Yes, in Quebec there are inspectors who enforce the infamous 1977 provincial legislation, Bill 101. (The nasty little joke among separatists back then was: ‘101 or the 401’ for those mostly English speaking Quebecers who disapproved of the bill.) Bill 101 is meant to preserve French within a francophone island surrounded by a North American English speaking ocean of almost 350 million. Sometimes the language police in Quebec are very fussy; for example, forcing a shop owner to change the size of the lettering in English in a bilingual sign or poster. Sometimes they are more pragmatic and laissez-faire. It depends on whether or not the PQ is in power, and whether sovereignty is passé or back in style at any given time.

G Clotaire Rapaille, a controversial French psychologist who helped design Chrysler’s PT Cruiser and who lost a contract with Quebec City for exaggerating his credentials, described on Radio Canada a few years ago, how Quebec’s relationship with the rest of Canada is like a battling couple who never actually get divorced. As he told the Globe & Mail back in 2010, Quebecers are severely neurotic and have a sadomasochistic relationship with the rest of Canada which means, according to Rapaille, they can never separate. That’s not an overwhelmingly optimistic view, seeing battling couples can and do get divorced. And sadomasochistic relationships are by definition, prone to violence. But relying too much on the opinion of a fraudulent French psychologist is perhaps not that helpful for any potential immigrant to Quebec.
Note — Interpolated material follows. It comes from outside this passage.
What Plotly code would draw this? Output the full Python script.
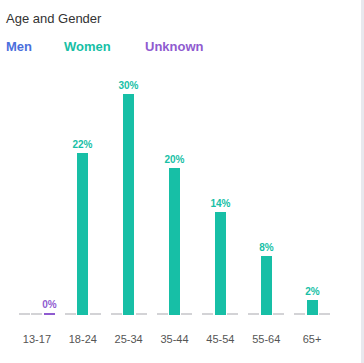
import plotly.graph_objects as go

categories = ["13-17", "18-24", "25-34", "35-44", "45-54", "55-64", "65+"]
men = [0, 0, 0, 0, 0, 0, 0]
women = [0, 22, 30, 20, 14, 8, 2]
unknown = [0.15, 0, 0, 0, 0, 0, 0]

series_names = ["Men", "Women", "Unknown"]
series_colors = ["#4a6fdc", "#17bfa6", "#8f5bd0"]
series_values = [men, women, unknown]
offsets = [-0.39, -0.12, 0.15]
bar_w = 0.24
gray = "#d3d3d6"

W, H = 364, 363
# plot area in page pixels: x 14..335, y 80..315
L, R, T, B = 14, 364 - 335, 80, 363 - 315
pw, ph = W - L - R, H - T - B

def px_x(px):
    return (px - L) / pw

def px_y(py):
    return (H - B - py) / ph

fig = go.Figure()

# baseline tracks
for off in offsets:
    fig.add_trace(go.Bar(
        x=categories, y=[0.2] * len(categories), offset=off, width=bar_w,
        marker=dict(color=gray, line=dict(width=0)), hoverinfo="skip", showlegend=False,
    ))

for name, color, vals, off in zip(series_names, series_colors, series_values, offsets):
    texts = [f"<b>{round(v)}%</b>" if v > 0 else "" for v in vals]
    fig.add_trace(go.Bar(
        x=categories, y=vals, offset=off, width=bar_w, name=name,
        marker=dict(color=color, line=dict(width=0)),
        text=texts, textposition="outside", cliponaxis=False,
        textfont=dict(size=10, color=color, family="Liberation Sans, Arial, sans-serif"),
        constraintext="none", showlegend=False,
    ))

annotations = [
    dict(text="Age and Gender", x=px_x(4), y=px_y(18), xref="paper", yref="paper",
         xanchor="left", yanchor="middle", showarrow=False,
         font=dict(size=13, color="#333333", family="Liberation Sans, Arial, sans-serif")),
]
for name, color, lx in zip(series_names, series_colors, [4, 62, 143]):
    annotations.append(dict(text=f"<b>{name}</b>", x=px_x(lx), y=px_y(47), xref="paper", yref="paper",
                            xanchor="left", yanchor="middle", showarrow=False,
                            font=dict(size=13, color=color, family="Liberation Sans, Arial, sans-serif")))

fig.update_layout(
    width=W, height=H, margin=dict(l=L, r=R, t=T, b=B),
    barmode="overlay", bargap=0,
    paper_bgcolor="white", plot_bgcolor="white",
    annotations=annotations,
    shapes=[dict(type="rect", xref="paper", yref="paper", x0=px_x(361), x1=px_x(364),
                 y0=px_y(363), y1=px_y(0), fillcolor="#e8e8ee", line=dict(width=0), layer="below")],
    xaxis=dict(showgrid=False, zeroline=False, showline=False, ticks="",
               tickfont=dict(size=11, color="#555555", family="Liberation Sans, Arial, sans-serif"),
               ticklabelstandoff=16, range=[-0.5, 6.5]),
    yaxis=dict(visible=False, range=[0, ph / 7.37]),
)

fig.write_html("out.html", config={"displayModeBar": False},
               post_script="document.body.style.margin='0';document.body.style.overflow='hidden';")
The point is, separation in Quebec is a political zombie: it never dies and often reappears when you least expect it, driven by a stubborn minority - In a 2009 poll 28% of the province’s population was for separation from Canada - who will never accept that Quebec can continue to thrive and prosper within Canada. Every time it has been written off, the issue of separation returns yet again. For immigrants in Quebec that means making long term plans involves more than the normal amount of uncertainty. For those who are francophone and adapt well to life in Quebec, perhaps separation is seen as less of a threat than to immigrant Anglophones and allophones who want to ensure their children grow up fluent in English.

In terms of immigration: there is a Quebec Skilled Workers Program that operates outside the Express Entry Program, and there is no Provincial Nominee Program in Quebec, but there is a Quebec Experience Program, rather than a Canadian Experience Class program. Your gateway to Quebec is always through the province’s immigration system, after which CIC grants you permanent residence. That’s assuming you meet security, health, and other eligibility requirements. You also have to show the intent to live in Quebec.
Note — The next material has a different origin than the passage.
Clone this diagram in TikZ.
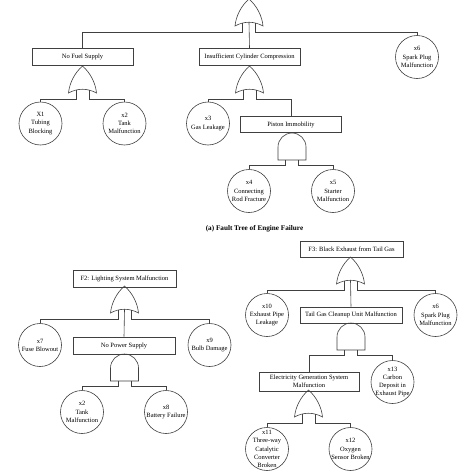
\documentclass[tikz,border=0pt]{standalone}
\usepackage{fontspec}
\setmainfont{Liberation Serif}
\begin{document}
\begin{tikzpicture}[x=1pt,y=-1pt,
  line width=0.6pt,
  lc/.style={draw=black!75},
  gate/.style={draw=black!75, line width=0.6pt},
  evbox/.style={draw=black!75, minimum width=101pt, minimum height=17pt, inner sep=0pt, align=center,
     font=\fontsize{6.5}{8}\selectfont},
  ev/.style={circle, draw=black!75, minimum size=43pt, inner sep=0pt},
  evt/.style={align=center, inner sep=0pt, font=\fontsize{6.5}{8.2}\selectfont},
  orgate/.pic={
    \draw[gate] (-14,0) .. controls (-13,-10) and (-8,-20) .. (0,-27)
       .. controls (8,-20) and (13,-10) .. (14,0)
       .. controls (5,-5) and (-5,-5) .. cycle;
    \coordinate (-l) at (-6.5,-3);
    \coordinate (-r) at (6.5,-3);
    \coordinate (-c) at (0,-3.75);
    \coordinate (-lb) at (-6.5,6);
    \coordinate (-rb) at (6.5,6);
  },
  andgate/.pic={
    \draw[gate] (-14,0) -- (-14,-13) .. controls (-14,-20.7) and (-7.7,-27) .. (0,-27)
       .. controls (7.7,-27) and (14,-20.7) .. (14,-13) -- (14,0) -- cycle;
    \coordinate (-l) at (-6.5,0);
    \coordinate (-r) at (6.5,0);
    \coordinate (-c) at (0,0);
    \coordinate (-lb) at (-6.5,5);
    \coordinate (-rb) at (6.5,5);
  }]
\clip (0,0) rectangle (474,474);
\fill[white] (0,0) rectangle (474,474);

% ---------- (a) Engine failure ----------
\pic (tg) at (249,26) {orgate};
\node[evbox] (nfs) at (82.5,57) {No Fuel Supply};
\node[evbox] (icc) at (249.5,57) {Insufficient Cylinder Compression};
\node[ev] (x6a) at (417,57) {};
\node[evt] at (x6a) {x6\\Spark Plug\\Malfunction};

\pic (g1) at (82.5,93) {orgate};
\pic (g2) at (249.5,93) {orgate};
\node[ev] (x1) at (40.5,123.5) {};
\node[evt] at (x1) {X1\\Tubing\\Blocking};
\node[ev] (x2a) at (124.5,123.5) {};
\node[evt] at (x2a) {x2\\Tank\\Malfunction};
\node[ev] (x3) at (208,123.5) {};
\node[evt] at (x3) {x3\\Gas Leakage};
\node[evbox, minimum height=16pt] (pis) at (291,124.5) {Piston Immobility};

\pic (g3) at (292,160) {andgate};
\node[ev] (x4) at (249,191) {};
\node[evt] at (x4) {x4\\Connecting\\Rod Fracture};
\node[ev] (x5) at (333,191) {};
\node[evt] at (x5) {x5\\Starter\\Malfunction};

\node[font=\fontsize{7.2}{9}\selectfont\bfseries, inner sep=0pt] (cap) at (254.5,229) {(a) Fault Tree of Engine Failure};

\draw[lc] (tg-l) -- (tg-lb) -| (nfs.north);
\draw[lc] (tg-r) -- (tg-rb) -| (x6a.north);
\draw[lc] (tg-c) -- (icc.north);
\draw[lc] (g1-l) -- (g1-lb) -| (x1.north);
\draw[lc] (g1-r) -- (g1-rb) -| (x2a.north);
\draw[lc] (g2-l) -- (g2-lb) -| (x3.north);
\draw[lc] (g2-r) -- (g2-rb) -| (pis.north);
\draw[lc] (g3-l) -- (g3-lb) -| (x4.north);
\draw[lc] (g3-r) -- (g3-rb) -| (x5.north);

% ---------- F2 ----------
\node[evbox, minimum width=103pt] (f2) at (124.5,278.5) {F2: Lighting System Malfunction};
\pic (g4) at (124.5,313) {orgate};
\node[ev] (x7) at (40,345) {};
\node[evt] at (x7) {x7\\Fuse Blowout};
\node[ev] (x9) at (209.5,345) {};
\node[evt] at (x9) {x9\\Bulb Damage};
\node[evbox, minimum width=102pt] (nps) at (124,345.5) {No Power Supply};
\pic (g5) at (124.5,381) {andgate};
\node[ev] (x2b) at (82,412) {};
\node[evt] at (x2b) {x2\\Tank\\Malfunction};
\node[ev] (x8) at (166,412) {};
\node[evt] at (x8) {x8\\Battery Failure};

\draw[lc] (g4-l) -- (g4-lb) -| (x7.north);
\draw[lc] (g4-r) -- (g4-rb) -| (x9.north);
\draw[lc] (g4-c) -- (nps.north);
\draw[lc] (g5-l) -- (g5-lb) -| (x2b.north);
\draw[lc] (g5-r) -- (g5-rb) -| (x8.north);

% ---------- F3 ----------
\node[evbox, minimum width=103pt, minimum height=16pt] (f3) at (351.5,249) {F3: Black Exhaust from Tail Gas};
\pic (g6) at (350.5,284) {orgate};
\node[ev] (x10) at (267,315) {};
\node[evt] at (x10) {x10\\Exhaust Pipe\\Leakage};
\node[ev] (x6b) at (435.5,315) {};
\node[evt] at (x6b) {x6\\Spark Plug\\Malfunction};
\node[evbox, minimum width=102pt, minimum height=16pt] (tgc) at (351,315) {Tail Gas Cleanup Unit Malfunction};
\pic (g7) at (351,350) {andgate};
\node[evbox, minimum width=100pt, minimum height=19pt] (egs) at (309,381.5) {Electricity Generation System\\Malfunction};
\node[ev] (x13) at (392.5,382) {};
\node[evt] at (x13) {x13\\Carbon\\Deposit in\\Exhaust Pipe};
\pic (g8) at (308.5,417) {orgate};
\node[ev] (x11) at (267,449) {};
\node[evt] at (x11) {x11\\Three-way\\Catalytic\\Converter\\Broken};
\node[ev] (x12) at (350.5,449) {};
\node[evt] at (x12) {x12\\Oxygen\\Sensor Broken};

\draw[lc] (g6-l) -- (g6-lb) -| (x10.north);
\draw[lc] (g6-r) -- (g6-rb) -| (x6b.north);
\draw[lc] (g6-c) -- (tgc.north);
\draw[lc] (g7-l) -- (g7-lb) -| (egs.north);
\draw[lc] (g7-r) -- (g7-rb) -| (x13.north);
\draw[lc] (g8-l) -- (g8-lb) -| (x11.north);
\draw[lc] (g8-r) -- (g8-rb) -| (x12.north);
\end{tikzpicture}
\end{document}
Once you have been granted permanent residence in Quebec, according to the Canadian Charter of Rights and Freedoms, you should be free to move anywhere you wish in Canada. However, if you do not make an effort to find employment and settle in Quebec, you may be accused of lying (over your intent to live in the province) in your application to the Quebec Immigration authorities. You can try to sue the province in court but that’s a lengthy and expensive process no recent immigrant would want. At the end of the day, you should assume as an immigrant that Quebec’s immigration system is designed for those who wish to live and work only in Quebec, and en francais. Using Quebec as a springboard to the rest of Canada is a tricky strategy and one that is best avoided. Immigrate to Quebec if you intend to stay in Quebec. Otherwise, it’s best to go through CIC and a program like Express Entry.